I think you'll find those were Your Words, actually. To directly quote you : The problem is that it's really obvious what "black" means when it's a black man on the t-shirt. With which I disagree. Among other Things, precisely because the Picture is of a specific person (Baldwin), and includes a Smiths quote, each of which comes With its own context.
Then you followed it up With this:
Of course it's possible that another meaning can be constructed but you can definitely "take as implied a connection between black as a skin color ... and black as a state of mind." It's very obvious. Otherwise we're playing this game where we pretend we see him as a man and not as a black man, and doesn't that strip him of some of his identity?
It is not merely "possible that another meaning can be constucted", there are other meanings positively leaping out at anyone who is prepared to see them and is aware of the context. Secondly, the point is what does "black as a state of mind" mean? In this specific case at least, there are at least two different viable meanings. One is "depressed", for which "black" is conventionally used as a metaphor. Re for example the Expression "The Black Dog". This is obviously the sense in which "black" is used in "Unloveable". It is also the sense in which a Goth would motivate his Choice of clothing, whatever his or her skin color. The other refers to skin color, and being "black on the inside" in this sense would refer to a person possessing a sense of Identity tied to his or her skin color. In the spceific case of James Baldwin, who was famously depresseive as well as a strong advocate of black civil rights, both meanings obviously apply, and taken together, they say something strong about him. But, that does not amount to a claim that there is an essential Connection between being depressed and being black. Most People of black skin color are not depressed, and most People who are depressed are not of black sin color. They are juxtaposed elements, not Connected elements. The different meanings of "black" being homonymic, not synonymic - they just happen to meet in the specific case of James Baldwin.
"Now explain to me this quote about Morrissey's views of President Obama's handlng of race relations in America, “Obama seems to be white inside.” In what sense is he using the term "white?"
If you'd like to put that in context for me in a way that isn't obviously about skin color as cultural identity, I'd be glad to read it"

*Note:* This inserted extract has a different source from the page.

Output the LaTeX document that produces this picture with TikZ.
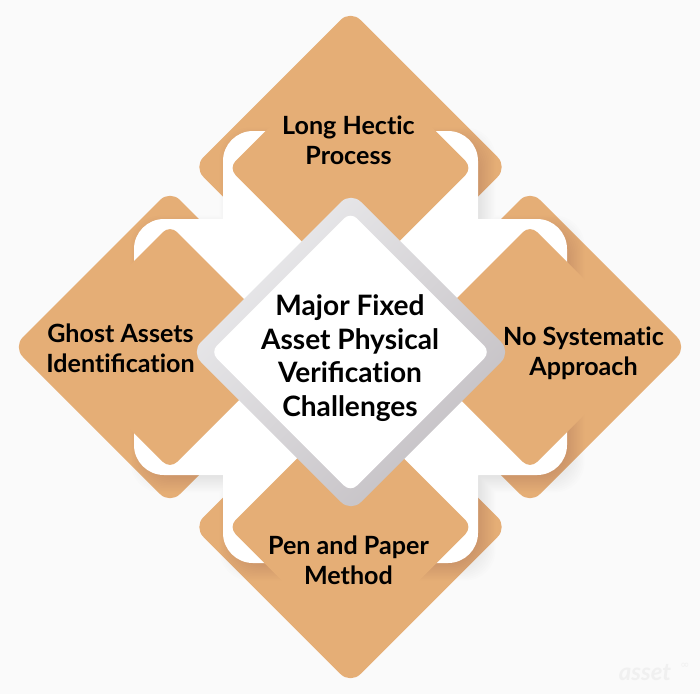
\documentclass[tikz,border=0pt]{standalone}
\usepackage{fontspec}
\setmainfont{Lato}[Ligatures=NoCommon]
\newfontfamily\markfont{DejaVu Sans}
\definecolor{pagebg}{HTML}{FAFAFA}
\definecolor{tan}{HTML}{E5AE76}
\definecolor{ringlight}{HTML}{EBEBED}
\definecolor{ringdark}{HTML}{C3BFC3}
\definecolor{wmark}{HTML}{F0F0F0}
\newcommand{\diapath}[3]{(#1,#2-#3) -- (#1+#3,#2) -- (#1,#2+#3) -- (#1-#3,#2) -- cycle}
\tikzset{
  outerdia/.style={fill=tan,rounded corners=14pt},
  innerdia/.style={fill=tan,rounded corners=10pt},
  sidelabel/.style={align=center,text=black,font=\fontsize{25.1}{30}\selectfont\bfseries,inner sep=0pt},
  hublabel/.style={align=center,text=black,font=\fontsize{28.1}{33.7}\selectfont\bfseries,inner sep=0pt},
}
\begin{document}
\begin{tikzpicture}[x=1pt,y=-1pt]
\useasboundingbox (0,0) rectangle (700,694);
\fill[pagebg] (0,0) rectangle (700,694);
% outer diamonds
\fill[outerdia] \diapath{350.5}{167}{157};
\fill[outerdia] \diapath{350.5}{527}{157};
\fill[outerdia] \diapath{170}{347}{157};
\fill[outerdia] \diapath{530}{347}{157};
% soft shadow of the white cross
\foreach \k in {-6,-4.5,...,11}{
  \fill[black,opacity=0.009,rounded corners=30pt]
    (223+7-\k,131+7-\k) rectangle (478+7+\k,563+7+\k)
    (134+7-\k,219+7-\k) rectangle (567+7+\k,475+7+\k);
}
% white cross
\fill[white,rounded corners=30pt]
  (223,131) rectangle (478,563)
  (134,219) rectangle (567,475);
% inner diamonds
\fill[innerdia] \diapath{350.5}{168}{122};
\fill[innerdia] \diapath{350.5}{527}{122};
\fill[innerdia] \diapath{170}{347}{122};
\fill[innerdia] \diapath{530}{347}{122};
% centre
\shade[top color=ringlight,bottom color=ringdark,shading angle=45,rounded corners=14pt] \diapath{351}{352}{160};
\fill[white,rounded corners=9pt] \diapath{350.5}{352}{140};
% labels
\node[sidelabel] (top) at (348.5,140) {Long Hectic\\Process};
\node[sidelabel] (bottom) at (348.5,560) {Pen and Paper\\Method};
\node[sidelabel] (left) at (120.5,348) {Ghost Assets\\Identiﬁcation};
\node[sidelabel] (right) at (583.5,353) {No Systematic\\Approach};
\node[hublabel] (hub) at (350,358) {Major Fixed\\Asset Physical\\Veriﬁcation\\Challenges};
\node[text=wmark,font=\fontsize{24}{24}\selectfont\bfseries\itshape,inner sep=0pt] (wm) at (645,673) {asset};
\node[text=wmark,font=\markfont\fontsize{11}{11}\selectfont,inner sep=0pt] (wminf) at (685,666) {∞};
\end{tikzpicture}
\end{document}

Firstly, so what? Is it inherently objectionable to say something involving Someone's skin color? To a lot of people, their skin color is rather an important part of their identity, in many cases because the continued existence of racism as a social fact has caused it to shape the experience of their lives, however arbitrary it fundamentally is as a point of definition for people. Which is why a slogan such as "Black Lives matter!" make sense. Secondly, it's the first I hear of it. But if the statement was made in the context of the handling of race relations in America, it would seem resonable, at least as an immediate reaction, to see that as a claim that Obama encapsulates American mainstream values, rather than values emanating from the specific experience of being a black-skinned person in America, and an outsider. In other Words, a counterpoint to how he depicts Baldwin, and it is obviously tempting to see the two statements in conjunction. If so, there is little doubt which of the two he would be extolling. The fundamental point he would be making if that is the case does not seem to me objectionable, nor different from the general attitude he has consistently had to the world in general over the past 30 years. Although I personally do not share his appetite for Identity politics, and certainly would neither think of nor describe Obama in this way.